I know I'm not the age, body type, or mentality to be out here anymore. I just...can't be out here.
I open the dating apps to browse the flesh market, with my old pics and my different haircut, and I know I'm lying way too bad. For one, I already have a companion. Or three. New York is too big for anyone breathing right to be lonely. There's a lid for every rat-proof trash can. For two, I call myself polyamorous.
Writer's note: Am I polyamorous or am I too scared to break up with people? Am I polyamorous or am I sexually deviant? Am I polyamorous or am I not right with the Lord? Things to consider.
But I know I'm absolutely not supposed to be out here when I see this one phrase on profiles from age 26 to 44 (my search setting):
"Casual but consistent."
She wants a casual...but consistent lover. Decoded, this means 'I am willing to spend the least to get the most.'
Intimate love and sexual intimacy needs the bulk of us. That's hard to admit but, there's not one thing I can do well that I also do casually. Care, trust, attention, tolerance, patience, joy, and responsibility need one thousand attentive breaths each.
"Casual but consistent" means we surveyed the lonely city, desperate for a matching broken shard to make our little vase and decided, 'You know what? I can't.'
And trust me, beloveds, I am exasperated. I'm afraid I won't meet you where you are. That I'm too hard to be with. That once you see what's behind my well-placed lies, my clever little bio, we're toast. That the limp, dreadful creep of childless mortality will start to look more like palliative care than aftercare.
But what I'm not gonna do is start parading my mistrust as a philosophy. Or a method to the madness. I’m not going to start declaring my lack of intent as a “preference” when it is a cowardly surrender.
"Casual but consistent" means the economy of love became hyper-capitalist. It isn't neatly transactional. No, someone wins because someone loses. And you don't want to come out on the bitter end.
I was listening to the new Drake and some of the new Megan at the gym. Their lyrics were aggressively pitiful. Each of them, innately, believes love and connection and sexual matching is an exchange they have to win. They were joyless in their self-serving values. Love is a battlefield. Love is a losing game.
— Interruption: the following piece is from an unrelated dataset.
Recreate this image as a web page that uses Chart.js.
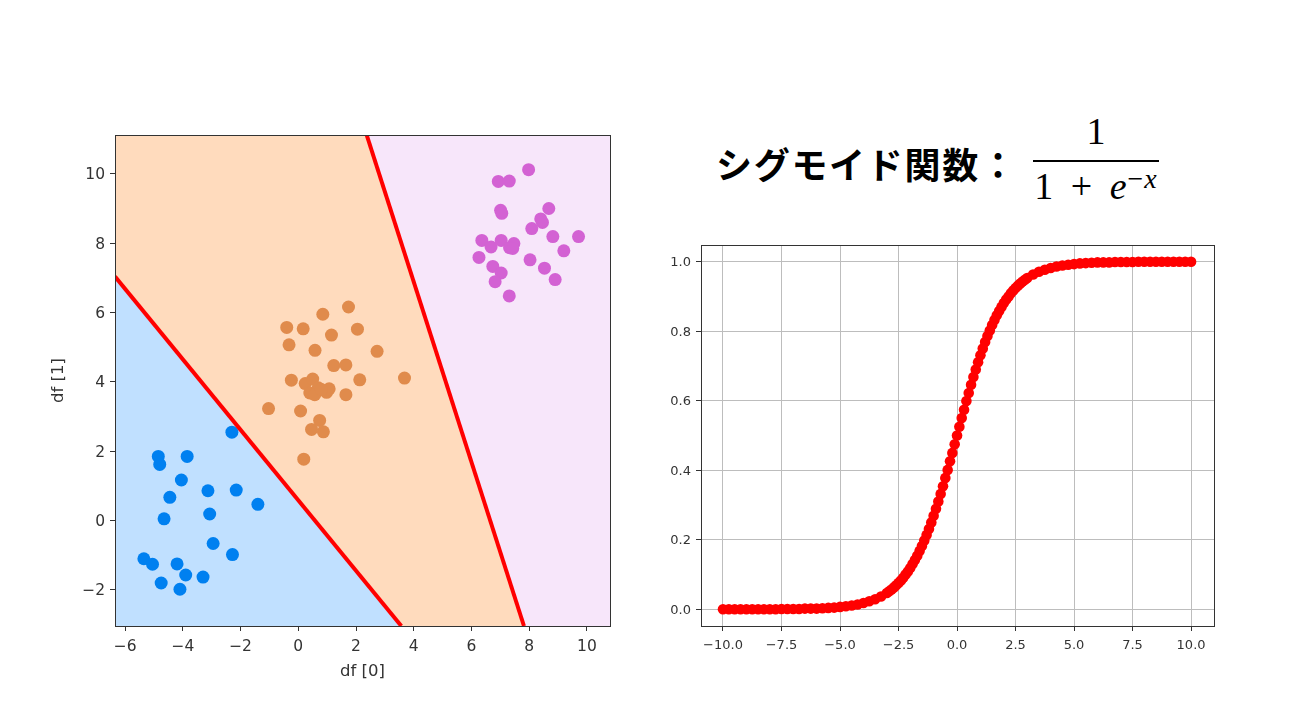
<!DOCTYPE html>
<html lang="ja">
<head>
<meta charset="utf-8">
<title>シグモイド関数</title>
<script src="https://cdn.jsdelivr.net/npm/chart.js@4/dist/chart.umd.min.js"></script>
<style>
  html, body { margin: 0; padding: 0; background: #fff; width: 1297px; height: 725px; overflow: hidden; }
  canvas { position: absolute; }
  #left-canvas { left: 40px; top: 120px; }
  #right-canvas { left: 650px; top: 230px; }
  .heading { position: absolute; left: 716px; top: 137px; font: 700 36px "Noto Sans CJK JP", sans-serif; letter-spacing: 1.7px; line-height: 52px; white-space: nowrap; color: #000; }
  .frac { position: absolute; color: #000; font-family: "Liberation Serif", serif; font-size: 38px; line-height: 44px; text-align: center; left: 1033px; width: 126px; white-space: nowrap; }
  .frac i { font-style: italic; }
  .frac sup { font-size: 28px; line-height: 0; position: relative; top: 3px; vertical-align: super; letter-spacing: 1px; }
  #num { top: 109px; }
  #den { top: 164px; word-spacing: 6px; letter-spacing: 1px; }
  #bar { position: absolute; left: 1033px; top: 160px; width: 126px; height: 2px; background: #000; }
</style>
</head>
<body>
<canvas id="left-canvas" width="600" height="570"></canvas>
<canvas id="right-canvas" width="590" height="440"></canvas>
<div class="heading">シグモイド関数：</div>
<div class="frac" id="num">1</div>
<div id="bar"></div>
<div class="frac" id="den">1 + <i>e</i><sup>−<i>x</i></sup></div>
<script>
// Classifier regions, left panel
const blueX = [-2.3, -4.85, -4.8, -3.85, -4.05, -3.13, -2.15, -4.45, -1.4, -3.07, -4.65, -2.95, -2.28, -5.35, -5.05, -4.2, -3.9, -3.3, -4.75, -4.1];
const blueY = [2.55, 1.85, 1.62, 1.85, 1.17, 0.86, 0.88, 0.67, 0.47, 0.19, 0.05, -0.66, -0.98, -1.1, -1.26, -1.25, -1.57, -1.63, -1.8, -1.98];

const orangeX = [1.74, 0.85, -0.4, 0.17, 1.15, 2.05, -0.32, 0.58, 2.73, 1.23, 1.65, -0.24, 2.13, 3.68, 0.24, 0.5, 0.69, 0.4, 0.57, 0.98, 1.07, 0.8, 1.65, -1.03, 0.08, 0.74, 0.46, 0.87, 0.19];
const orangeY = [6.16, 5.95, 5.57, 5.53, 5.35, 5.52, 5.07, 4.91, 4.88, 4.47, 4.49, 4.05, 4.06, 4.11, 3.95, 4.08, 3.83, 3.68, 3.63, 3.7, 3.8, 3.78, 3.63, 3.23, 3.16, 2.89, 2.63, 2.56, 1.77];

const purpleX = [7.98, 6.93, 7.31, 7.01, 7.05, 8.68, 8.4, 8.46, 8.09, 8.82, 9.71, 6.36, 7.03, 6.68, 7.47, 7.32, 7.43, 9.2, 6.26, 8.03, 6.74, 8.53, 7.03, 8.9, 6.82, 7.31];
const purpleY = [10.12, 9.78, 9.79, 8.95, 8.86, 9.0, 8.7, 8.6, 8.42, 8.19, 8.19, 8.08, 8.08, 7.89, 7.99, 7.87, 7.85, 7.78, 7.59, 7.52, 7.33, 7.28, 7.14, 6.95, 6.89, 6.48];

const leftXRange = [-6.35, 10.8];
const leftYRange = [-3.04, 11.12];
const boundary1X = [-6.35, 3.57];
const boundary1Y = [7.04, -3.04];
const boundary2X = [2.37, 7.82];
const boundary2Y = [11.12, -3.04];

// Sigmoid curve, right panel
const sigmoidX = [-10, -9.75, -9.5, -9.25, -9, -8.75, -8.5, -8.25, -8, -7.75, -7.5, -7.25, -7, -6.75, -6.5, -6.25, -6, -5.75, -5.5, -5.25, -5, -4.75, -4.5, -4.25, -4, -3.75, -3.5, -3.25,
  -3, -2.9, -2.8, -2.7, -2.6, -2.5, -2.4, -2.3, -2.2, -2.1, -2, -1.9, -1.8, -1.7, -1.6, -1.5, -1.4, -1.3, -1.2, -1.1, -1, -0.9, -0.8, -0.7, -0.6, -0.5, -0.4, -0.3, -0.2, -0.1,
  0, 0.1, 0.2, 0.3, 0.4, 0.5, 0.6, 0.7, 0.8, 0.9, 1, 1.1, 1.2, 1.3, 1.4, 1.5, 1.6, 1.7, 1.8, 1.9, 2, 2.1, 2.2, 2.3, 2.4, 2.5, 2.6, 2.7, 2.8, 2.9,
  3, 3.25, 3.5, 3.75, 4, 4.25, 4.5, 4.75, 5, 5.25, 5.5, 5.75, 6, 6.25, 6.5, 6.75, 7, 7.25, 7.5, 7.75, 8, 8.25, 8.5, 8.75, 9, 9.25, 9.5, 9.75, 10];
const sigmoidY = [0, 0, 0, 0, 0, 0, 0, 0, 0, 0, 0.001, 0.001, 0.001, 0.001, 0.002, 0.002, 0.002, 0.003, 0.004, 0.005, 0.007, 0.009, 0.011, 0.014, 0.018, 0.023, 0.029, 0.037,
  0.047, 0.052, 0.057, 0.063, 0.069, 0.076, 0.083, 0.091, 0.1, 0.109, 0.119, 0.13, 0.142, 0.154, 0.168, 0.182, 0.198, 0.214, 0.231, 0.25, 0.269, 0.289, 0.31, 0.332, 0.354, 0.378, 0.401, 0.426, 0.45, 0.475,
  0.5, 0.525, 0.55, 0.574, 0.599, 0.622, 0.646, 0.668, 0.69, 0.711, 0.731, 0.75, 0.769, 0.786, 0.802, 0.818, 0.832, 0.846, 0.858, 0.87, 0.881, 0.891, 0.9, 0.909, 0.917, 0.924, 0.931, 0.937, 0.943, 0.948,
  0.953, 0.963, 0.971, 0.977, 0.982, 0.986, 0.989, 0.991, 0.993, 0.995, 0.996, 0.997, 0.998, 0.998, 0.998, 0.999, 0.999, 0.999, 0.999, 1, 1, 1, 1, 1, 1, 1, 1, 1, 1];

const rightXRange = [-10.94, 10.98];
const rightYRange = [-0.048, 1.048];

const INK = '#333333';
const FONT = "'DejaVu Sans', sans-serif";
const toPoints = (xs, ys) => xs.map((x, i) => ({ x, y: ys[i] }));
const minusTick = (v, digits) => {
  const s = digits ? v.toFixed(digits) : String(v);
  return s.replace('-', '\u2212');
};

// Box round the plot area, matplotlib style
const frame = {
  id: 'frame',
  afterDraw(chart) {
    const { ctx, chartArea: a } = chart;
    ctx.save();
    ctx.strokeStyle = INK;
    ctx.lineWidth = 1;
    ctx.strokeRect(Math.round(a.left) + 0.5, Math.round(a.top) + 0.5, Math.round(a.width), Math.round(a.height));
    ctx.restore();
  },
};

function regionDataset(xs, ys, color, fill, order) {
  return { data: toPoints(xs, ys), showLine: true, fill, backgroundColor: color, borderWidth: 0, pointRadius: 0, order };
}
function pointsDataset(xs, ys, color) {
  return { data: toPoints(xs, ys), backgroundColor: color, pointRadius: 6.5, borderWidth: 0, order: 2 };
}
function lineDataset(xs, ys) {
  return { data: toPoints(xs, ys), showLine: true, borderColor: '#ff0000', borderWidth: 4, pointRadius: 0, order: 1 };
}

new Chart(document.getElementById('left-canvas'), {
  type: 'scatter',
  data: {
    datasets: [
      regionDataset(leftXRange, [leftYRange[0], leftYRange[0]], '#ffdbbd', 'end', 5),
      regionDataset(boundary1X, boundary1Y, '#c0e0ff', 'start', 4),
      regionDataset([...boundary2X, leftXRange[1]], [...boundary2Y, leftYRange[0]], '#f7e6fa', 'end', 3),
      lineDataset(boundary1X, boundary1Y),
      lineDataset(boundary2X, boundary2Y),
      pointsDataset(blueX, blueY, '#0080f0'),
      pointsDataset(orangeX, orangeY, '#e08b4c'),
      pointsDataset(purpleX, purpleY, '#d362d3'),
    ],
  },
  options: {
    responsive: false,
    animation: false,
    devicePixelRatio: 1,
    layout: { padding: { top: 15, right: 30 } },
    plugins: { legend: { display: false }, tooltip: { enabled: false } },
    scales: {
      x: {
        min: leftXRange[0],
        max: leftXRange[1],
        afterFit: (s) => { s.height = 64; },
        border: { display: false },
        grid: { drawOnChartArea: false, tickLength: 5, tickColor: INK },
        ticks: { stepSize: 2, includeBounds: false, maxRotation: 0, color: INK, font: { family: FONT, size: 15.5 }, padding: 7, callback: (v) => minusTick(v) },
        title: { display: true, text: 'df [0]', color: INK, font: { family: FONT, size: 16.5 }, padding: { top: 0, bottom: 8 } },
      },
      y: {
        min: leftYRange[0],
        max: leftYRange[1],
        afterFit: (s) => { s.width = 75; },
        border: { display: false },
        grid: { drawOnChartArea: false, tickLength: 5, tickColor: INK },
        ticks: { stepSize: 2, includeBounds: false, color: INK, font: { family: FONT, size: 15.5 }, padding: 5, labelOffset: 1.5, callback: (v) => minusTick(v) },
        title: { display: true, text: 'df [1]', color: INK, font: { family: FONT, size: 16.5 }, padding: { top: 9, bottom: 0 } },
      },
    },
  },
  plugins: [frame],
});

new Chart(document.getElementById('right-canvas'), {
  type: 'scatter',
  data: {
    datasets: [{ data: toPoints(sigmoidX, sigmoidY), backgroundColor: '#ff0000', pointRadius: 5.3, borderWidth: 0 }],
  },
  options: {
    responsive: false,
    animation: false,
    devicePixelRatio: 1,
    layout: { padding: { top: 15, right: 26 } },
    plugins: { legend: { display: false }, tooltip: { enabled: false } },
    scales: {
      x: {
        min: rightXRange[0],
        max: rightXRange[1],
        afterFit: (s) => { s.height = 44; },
        border: { display: false },
        grid: { color: '#bdbdbd', lineWidth: 1, tickLength: 5, tickColor: INK },
        ticks: { stepSize: 2.5, includeBounds: false, maxRotation: 0, color: INK, font: { family: FONT, size: 13 }, padding: 7, callback: (v) => minusTick(v, 1) },
      },
      y: {
        min: rightYRange[0],
        max: rightYRange[1],
        afterFit: (s) => { s.width = 51; },
        border: { display: false },
        grid: { color: '#bdbdbd', lineWidth: 1, tickLength: 5, tickColor: INK },
        ticks: { stepSize: 0.2, includeBounds: false, color: INK, font: { family: FONT, size: 13 }, padding: 5, labelOffset: 1, callback: (v) => minusTick(v, 1) },
      },
    },
  },
  plugins: [frame],
});
</script>
</body>
</html>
Trap music does us no good when trying to open ourselves up.
So now, we're on one thousand apps, swiping as if the roster construction in and of itself is a worthwhile substitute. For bonding. For “your person.” Imagine my un-replied texts. My canceled dates. My "I don't think I'm what you're looking for"s whispered after gushy unions and wet underwear. Imagine our nights alone, fending off the darkness with a good opener. A disgusting meme. A disappearing voice note.
I'm not casual or consistent or serious or flaky. I'm looking for a single, undeniable reason for my heart to beat. You can pretend you’re not. But I'm consistently remembering what I want to forget and forgetting what I want to remember.
There was an artist. We went to a museum together. Later, we fucked on her studio floor, and her passion jolted into me enough to make me realize I hadn't ever lived before that moment. There was a sketch exhibit from an 18th century master whose name I need to know. I could always go back to the Met. But what if that brings back all the pain of that casual-but-consistent 6 weeks?
There was a writer. We never fucked. I talked to her from the kitchenette of a hotel suite on a work trip. She kept trying to convince me that I was dating multiple people because I was making mistakes with my heart. I had no real intentions, she said, otherwise, I'd pick a lane and be in it. That wasn't her call, but she was right. She unmatched me.
There was a "casual but consistent" version of me struggling through the thick, laconic gel of a bio. He had a lot to say and much less to give.
His opener should've been about that.